BEGIN MATERIAL FOR THIS TASK

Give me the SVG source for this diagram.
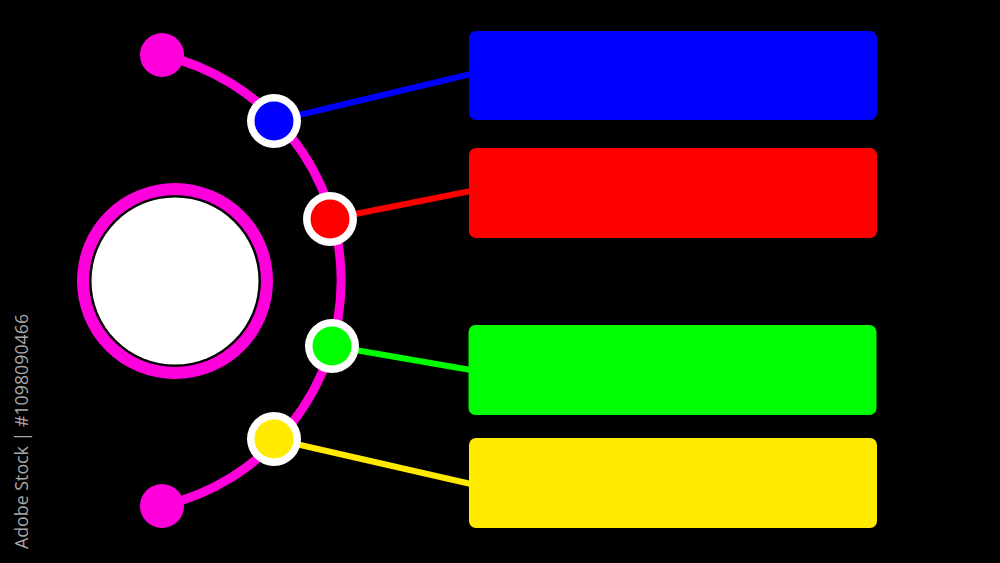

END MATERIAL FOR THIS TASK
BEGIN MATERIAL FOR THIS TASK

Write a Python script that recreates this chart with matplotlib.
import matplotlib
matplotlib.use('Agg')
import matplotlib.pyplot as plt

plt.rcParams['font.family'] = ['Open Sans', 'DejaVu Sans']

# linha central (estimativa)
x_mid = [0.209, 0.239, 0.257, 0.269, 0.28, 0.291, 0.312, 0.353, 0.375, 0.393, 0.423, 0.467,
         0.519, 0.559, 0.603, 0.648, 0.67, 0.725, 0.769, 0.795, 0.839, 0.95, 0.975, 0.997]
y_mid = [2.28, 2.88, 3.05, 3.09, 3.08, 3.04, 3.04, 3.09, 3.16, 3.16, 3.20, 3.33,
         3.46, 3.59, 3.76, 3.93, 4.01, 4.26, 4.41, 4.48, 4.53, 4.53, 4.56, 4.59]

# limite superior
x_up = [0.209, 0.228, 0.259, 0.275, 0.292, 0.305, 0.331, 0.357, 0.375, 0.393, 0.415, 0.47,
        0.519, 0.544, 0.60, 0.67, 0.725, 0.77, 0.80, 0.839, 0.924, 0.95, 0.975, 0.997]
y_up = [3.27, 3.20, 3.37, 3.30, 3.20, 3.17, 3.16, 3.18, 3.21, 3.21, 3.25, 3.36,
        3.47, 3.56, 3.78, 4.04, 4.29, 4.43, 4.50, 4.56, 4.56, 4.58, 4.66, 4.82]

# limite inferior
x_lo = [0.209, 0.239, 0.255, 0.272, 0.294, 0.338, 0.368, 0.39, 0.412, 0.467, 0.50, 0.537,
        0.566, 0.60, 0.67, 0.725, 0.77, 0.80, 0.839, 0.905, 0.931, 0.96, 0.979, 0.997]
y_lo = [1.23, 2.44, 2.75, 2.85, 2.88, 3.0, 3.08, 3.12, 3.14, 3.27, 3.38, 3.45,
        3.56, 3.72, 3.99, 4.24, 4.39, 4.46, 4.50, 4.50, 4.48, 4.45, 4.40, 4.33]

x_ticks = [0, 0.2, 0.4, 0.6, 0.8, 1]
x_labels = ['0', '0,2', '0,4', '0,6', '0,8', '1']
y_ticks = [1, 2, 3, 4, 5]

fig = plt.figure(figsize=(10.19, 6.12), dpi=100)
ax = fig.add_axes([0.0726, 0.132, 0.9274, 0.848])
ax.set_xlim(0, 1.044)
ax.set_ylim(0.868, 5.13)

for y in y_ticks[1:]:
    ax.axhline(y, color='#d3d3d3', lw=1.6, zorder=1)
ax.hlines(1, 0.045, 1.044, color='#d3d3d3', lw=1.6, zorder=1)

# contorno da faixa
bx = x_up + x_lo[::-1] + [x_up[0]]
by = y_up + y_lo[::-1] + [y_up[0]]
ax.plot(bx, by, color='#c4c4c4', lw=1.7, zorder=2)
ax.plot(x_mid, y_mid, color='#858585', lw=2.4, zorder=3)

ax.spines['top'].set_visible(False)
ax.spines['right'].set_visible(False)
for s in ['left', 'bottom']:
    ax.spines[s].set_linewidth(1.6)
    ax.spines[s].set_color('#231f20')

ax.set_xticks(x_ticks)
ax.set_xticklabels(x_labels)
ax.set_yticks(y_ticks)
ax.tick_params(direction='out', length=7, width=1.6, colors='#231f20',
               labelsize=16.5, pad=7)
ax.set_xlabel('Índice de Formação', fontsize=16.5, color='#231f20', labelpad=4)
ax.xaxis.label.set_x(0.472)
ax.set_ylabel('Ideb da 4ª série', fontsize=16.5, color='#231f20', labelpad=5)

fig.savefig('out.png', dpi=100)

END MATERIAL FOR THIS TASK
BEGIN MATERIAL FOR THIS TASK

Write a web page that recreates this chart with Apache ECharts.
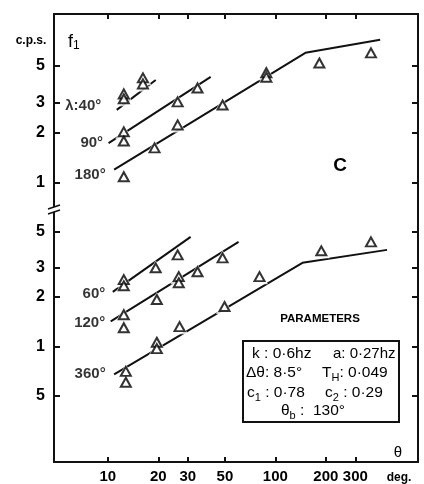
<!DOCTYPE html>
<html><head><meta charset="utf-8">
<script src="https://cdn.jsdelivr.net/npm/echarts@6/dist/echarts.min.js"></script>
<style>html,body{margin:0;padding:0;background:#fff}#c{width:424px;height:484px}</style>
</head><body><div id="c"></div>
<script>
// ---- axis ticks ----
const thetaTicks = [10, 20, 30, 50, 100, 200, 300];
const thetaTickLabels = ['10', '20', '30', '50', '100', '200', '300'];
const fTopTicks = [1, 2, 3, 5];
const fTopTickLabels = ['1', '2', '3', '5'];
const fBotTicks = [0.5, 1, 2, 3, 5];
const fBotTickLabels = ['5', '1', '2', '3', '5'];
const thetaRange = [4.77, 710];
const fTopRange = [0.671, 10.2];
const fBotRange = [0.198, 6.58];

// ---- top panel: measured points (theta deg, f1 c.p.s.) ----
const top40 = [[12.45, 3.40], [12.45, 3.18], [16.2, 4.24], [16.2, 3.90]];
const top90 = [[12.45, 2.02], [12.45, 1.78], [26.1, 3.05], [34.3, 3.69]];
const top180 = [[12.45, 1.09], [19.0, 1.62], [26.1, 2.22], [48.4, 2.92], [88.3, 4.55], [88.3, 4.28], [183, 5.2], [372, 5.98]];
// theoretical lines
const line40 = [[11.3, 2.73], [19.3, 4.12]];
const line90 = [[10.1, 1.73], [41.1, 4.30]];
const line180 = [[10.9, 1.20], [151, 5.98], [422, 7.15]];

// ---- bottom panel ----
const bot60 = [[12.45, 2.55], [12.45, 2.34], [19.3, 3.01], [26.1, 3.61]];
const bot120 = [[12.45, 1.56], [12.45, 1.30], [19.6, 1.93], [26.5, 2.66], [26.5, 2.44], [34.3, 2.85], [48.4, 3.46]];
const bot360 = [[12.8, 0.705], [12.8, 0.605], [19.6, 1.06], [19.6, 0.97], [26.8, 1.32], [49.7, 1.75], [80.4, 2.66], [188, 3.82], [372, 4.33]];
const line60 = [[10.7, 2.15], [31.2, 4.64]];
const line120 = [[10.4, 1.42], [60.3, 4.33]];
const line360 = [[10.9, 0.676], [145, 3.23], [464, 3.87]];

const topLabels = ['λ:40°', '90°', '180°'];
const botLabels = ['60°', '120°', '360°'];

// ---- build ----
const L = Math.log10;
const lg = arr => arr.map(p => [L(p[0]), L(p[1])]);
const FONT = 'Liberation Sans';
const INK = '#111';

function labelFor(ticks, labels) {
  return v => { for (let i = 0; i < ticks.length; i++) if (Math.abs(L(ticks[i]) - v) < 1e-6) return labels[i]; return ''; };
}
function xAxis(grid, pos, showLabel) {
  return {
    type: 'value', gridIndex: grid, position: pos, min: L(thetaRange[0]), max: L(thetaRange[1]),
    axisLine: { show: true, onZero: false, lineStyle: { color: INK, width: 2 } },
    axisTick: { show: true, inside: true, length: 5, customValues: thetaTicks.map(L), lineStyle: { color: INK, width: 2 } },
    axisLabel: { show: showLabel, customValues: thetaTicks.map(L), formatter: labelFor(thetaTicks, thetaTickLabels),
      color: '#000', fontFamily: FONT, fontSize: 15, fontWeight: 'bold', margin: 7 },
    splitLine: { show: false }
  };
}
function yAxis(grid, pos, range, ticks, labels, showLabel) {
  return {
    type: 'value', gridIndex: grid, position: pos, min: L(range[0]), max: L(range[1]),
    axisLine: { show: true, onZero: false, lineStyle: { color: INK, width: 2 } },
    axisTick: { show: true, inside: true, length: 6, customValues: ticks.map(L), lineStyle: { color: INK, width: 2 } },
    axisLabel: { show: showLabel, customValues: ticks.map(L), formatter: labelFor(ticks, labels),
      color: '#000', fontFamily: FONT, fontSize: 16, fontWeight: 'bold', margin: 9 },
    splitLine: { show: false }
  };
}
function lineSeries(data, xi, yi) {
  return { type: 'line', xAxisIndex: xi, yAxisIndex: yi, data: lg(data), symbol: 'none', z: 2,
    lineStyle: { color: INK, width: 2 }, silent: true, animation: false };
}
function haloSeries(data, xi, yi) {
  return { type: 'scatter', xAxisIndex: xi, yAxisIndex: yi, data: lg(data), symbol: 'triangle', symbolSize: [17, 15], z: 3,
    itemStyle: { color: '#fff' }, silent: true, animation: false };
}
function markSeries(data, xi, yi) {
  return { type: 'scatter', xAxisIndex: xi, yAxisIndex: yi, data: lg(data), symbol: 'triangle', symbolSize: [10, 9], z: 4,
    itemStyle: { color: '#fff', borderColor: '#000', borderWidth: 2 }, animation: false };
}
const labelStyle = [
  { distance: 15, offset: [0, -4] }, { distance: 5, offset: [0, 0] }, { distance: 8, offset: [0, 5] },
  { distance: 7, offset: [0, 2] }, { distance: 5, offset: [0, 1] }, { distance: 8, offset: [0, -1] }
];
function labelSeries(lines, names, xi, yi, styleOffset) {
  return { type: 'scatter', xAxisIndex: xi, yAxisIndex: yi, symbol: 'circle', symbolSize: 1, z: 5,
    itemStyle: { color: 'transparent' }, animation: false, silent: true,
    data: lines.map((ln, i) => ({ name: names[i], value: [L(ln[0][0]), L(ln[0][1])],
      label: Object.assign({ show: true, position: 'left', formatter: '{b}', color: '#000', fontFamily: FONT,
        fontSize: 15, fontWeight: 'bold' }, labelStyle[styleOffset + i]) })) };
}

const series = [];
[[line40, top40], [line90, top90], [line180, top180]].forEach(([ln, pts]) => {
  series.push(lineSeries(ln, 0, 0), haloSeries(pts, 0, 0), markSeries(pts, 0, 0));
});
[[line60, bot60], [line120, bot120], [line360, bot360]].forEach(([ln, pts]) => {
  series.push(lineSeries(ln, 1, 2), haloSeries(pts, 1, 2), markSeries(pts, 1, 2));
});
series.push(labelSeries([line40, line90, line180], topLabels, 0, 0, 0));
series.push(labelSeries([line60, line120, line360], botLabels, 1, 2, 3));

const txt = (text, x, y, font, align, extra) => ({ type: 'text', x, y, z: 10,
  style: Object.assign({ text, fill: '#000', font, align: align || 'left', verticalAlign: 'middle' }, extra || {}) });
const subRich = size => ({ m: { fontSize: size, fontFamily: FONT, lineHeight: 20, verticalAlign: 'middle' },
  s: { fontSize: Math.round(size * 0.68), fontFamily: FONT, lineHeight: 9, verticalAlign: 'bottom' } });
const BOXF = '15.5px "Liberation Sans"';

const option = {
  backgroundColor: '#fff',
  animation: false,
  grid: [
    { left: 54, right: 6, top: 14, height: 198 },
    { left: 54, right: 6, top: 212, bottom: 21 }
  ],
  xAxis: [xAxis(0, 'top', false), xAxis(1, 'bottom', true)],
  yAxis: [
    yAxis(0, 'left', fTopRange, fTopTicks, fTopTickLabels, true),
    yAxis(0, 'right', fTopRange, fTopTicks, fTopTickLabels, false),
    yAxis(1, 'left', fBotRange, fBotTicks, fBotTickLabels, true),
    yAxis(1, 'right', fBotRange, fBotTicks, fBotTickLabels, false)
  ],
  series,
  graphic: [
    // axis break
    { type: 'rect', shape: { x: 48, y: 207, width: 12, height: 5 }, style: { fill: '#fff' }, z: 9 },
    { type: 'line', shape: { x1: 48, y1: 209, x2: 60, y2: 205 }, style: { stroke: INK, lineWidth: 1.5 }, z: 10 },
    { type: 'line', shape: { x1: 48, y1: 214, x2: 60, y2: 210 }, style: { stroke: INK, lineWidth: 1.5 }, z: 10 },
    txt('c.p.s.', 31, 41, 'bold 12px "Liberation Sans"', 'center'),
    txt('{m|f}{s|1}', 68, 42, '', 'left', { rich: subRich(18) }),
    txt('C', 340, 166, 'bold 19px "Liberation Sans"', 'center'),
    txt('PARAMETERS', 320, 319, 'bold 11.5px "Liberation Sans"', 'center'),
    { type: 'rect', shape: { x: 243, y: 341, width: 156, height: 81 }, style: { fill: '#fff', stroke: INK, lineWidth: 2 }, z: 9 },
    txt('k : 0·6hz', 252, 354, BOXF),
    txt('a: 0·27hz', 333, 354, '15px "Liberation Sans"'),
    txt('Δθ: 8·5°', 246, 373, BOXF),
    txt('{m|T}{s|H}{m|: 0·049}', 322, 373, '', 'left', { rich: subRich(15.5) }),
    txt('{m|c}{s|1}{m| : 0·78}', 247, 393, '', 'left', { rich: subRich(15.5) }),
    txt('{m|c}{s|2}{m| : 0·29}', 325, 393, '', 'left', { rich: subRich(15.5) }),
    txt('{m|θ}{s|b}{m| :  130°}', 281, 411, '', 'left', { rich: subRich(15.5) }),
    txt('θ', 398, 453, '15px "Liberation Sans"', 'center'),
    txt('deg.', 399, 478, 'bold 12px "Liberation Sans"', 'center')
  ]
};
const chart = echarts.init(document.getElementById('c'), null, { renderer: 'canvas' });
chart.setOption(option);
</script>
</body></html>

END MATERIAL FOR THIS TASK

Your task is to retype exactly the lines from the one containing "Write a web" through the one containing "const fBotRange = [0.198, 6.58];", leaving every picture out.

Write a web page that recreates this chart with Apache ECharts.
<!DOCTYPE html>
<html><head><meta charset="utf-8">
<script src="https://cdn.jsdelivr.net/npm/echarts@6/dist/echarts.min.js"></script>
<style>html,body{margin:0;padding:0;background:#fff}#c{width:424px;height:484px}</style>
</head><body><div id="c"></div>
<script>
// ---- axis ticks ----
const thetaTicks = [10, 20, 30, 50, 100, 200, 300];
const thetaTickLabels = ['10', '20', '30', '50', '100', '200', '300'];
const fTopTicks = [1, 2, 3, 5];
const fTopTickLabels = ['1', '2', '3', '5'];
const fBotTicks = [0.5, 1, 2, 3, 5];
const fBotTickLabels = ['5', '1', '2', '3', '5'];
const thetaRange = [4.77, 710];
const fTopRange = [0.671, 10.2];
const fBotRange = [0.198, 6.58];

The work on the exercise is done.